Watergate: Twitter è più efficace di Gola Profonda?

Alessandro Dattilo
Pubblicato il 25 Giugno 2012 - 07:30| Aggiornato il 25 Febbraio 2020 OLTRE 6 MESI FA

Carl Bernstein e Bob Woodward ai tempi del Watergate

Nell’era digitale, la Casa Bianca potrebbe reggere a uno scandalo Watergate 2.0 al massimo due settimane (non certo i due anni che furono necessari a far dimettere il presidente Richard Nixon). Lo pensano le nuove leve del giornalismo americano, gli studenti di Yale ai quali è stato chiesto di ricostruire l’inchiesta che quarant’anni fa cambiò il rapporto tra media, politica e società.

In un convegno, alla presenza dei due reporter del Washington Post (Carl Bernstein e Bob Woodward) che con le loro rivelazioni tennero testa all’arroganza della Casa Bianca per oltre 24 mesi, i giovani futuri giornalisti hanno presentato i loro saggi sulla vicenda, sostenendo appunto che con Wikileaks i segreti dei nastri registrati di Nixon avrebbero avuto vita brevissima.

Potete immaginare la reazione dei due anziani cronisti, letteralmente inorriditi. Woodward ha confessato che dopo aver letto le tesine “è stato a un passo da un aneurisma”. Secondo il veterano degli scoop, uno degli studenti avrebbe affermato una frase del tipo: “Mah, sarei andato su Google, avrei digitato le parole “fondi segreti di Nixon” e avrei trovato quello che serviva”.

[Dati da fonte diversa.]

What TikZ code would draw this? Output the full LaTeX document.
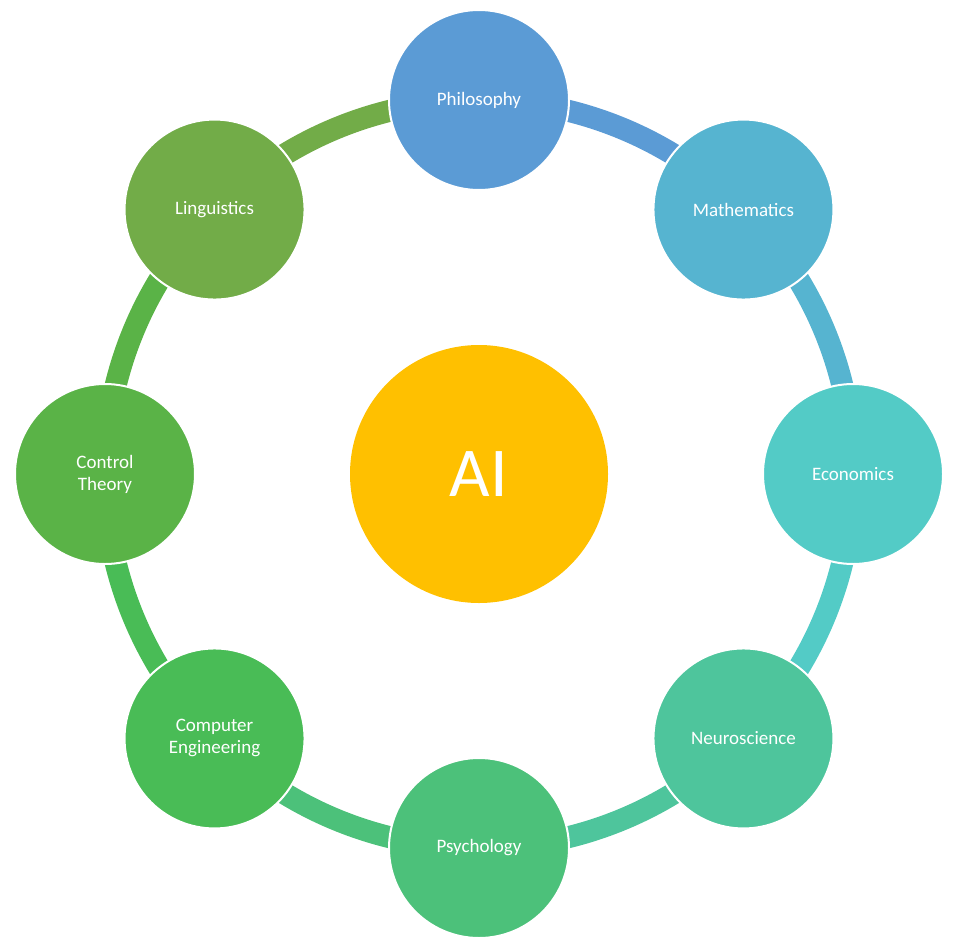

È dura pensare che tanta gente creda che il web sia una lanterna magica che illumina tutto. Marco Bardazzi, giornalista de La Stampa, su questo tema ci ricorda come molti dimentichino che Internet può aiutare, “ma la verità di ciò che accade non sta di casa sul web. La verità appartiene alle persone, alle fonti umane”.

Vaglielo a spiegare ai guru del momento, che nel dibattito americano sul futuro delle news, spingono affinché si affermi l’idea che i network sono più importanti di qualsiasi “istituzione” come Washington Post o New York Times.

Si sta teorizzando infatti l’esigenza di “aver fede” nella saggezza della folla e nel lavoro condiviso di caccia alle notizie. Il giornalismo come costante conversazione – Citizen journalism – che manda in pensione quello professionale, dove le fonti erano anonime ma esistevano in carne ed ossa.

E dunque gli studenti di Yale – in pieno scontro generazionale – hanno ironizzato senza pietà, sostenendo che quella di Bernstein e Woodward è la visione di chi non capisce le potenzialità della Rete. “Oggi – dicono – saremmo in grado di svelare in un attimo anche l’identità di Gola Profonda” (ovvero Mark Felt, numero due dell’Fbi, la fonte che aiutò i cronisti a ricostruire il caso Watergate e che rimase anonima per trent’anni!).

Per mediare (e salvare le coronarie dei due storici reporter) sono intervenuti nella polemica altri esperti in materia come Ken Doctor (analista dell’industria dell’informazione e autore del libro Newsonomics: Twelve New Trends That Will Shape the News You Get) e Dean Starkman (editore di The Audit, Columbia Journalism Review’s) i quali, pur mantenendo l’entusiasmo per l’era digitale, esortano alla cautela: “Attenti, stiamo creando un modello di giornalismo che non ha né il metodo, né i mezzi economici per permettersi i livelli di qualità e verifica delle fonti che hanno portato al Watergate”. Dio salvi la stampa (stampata!).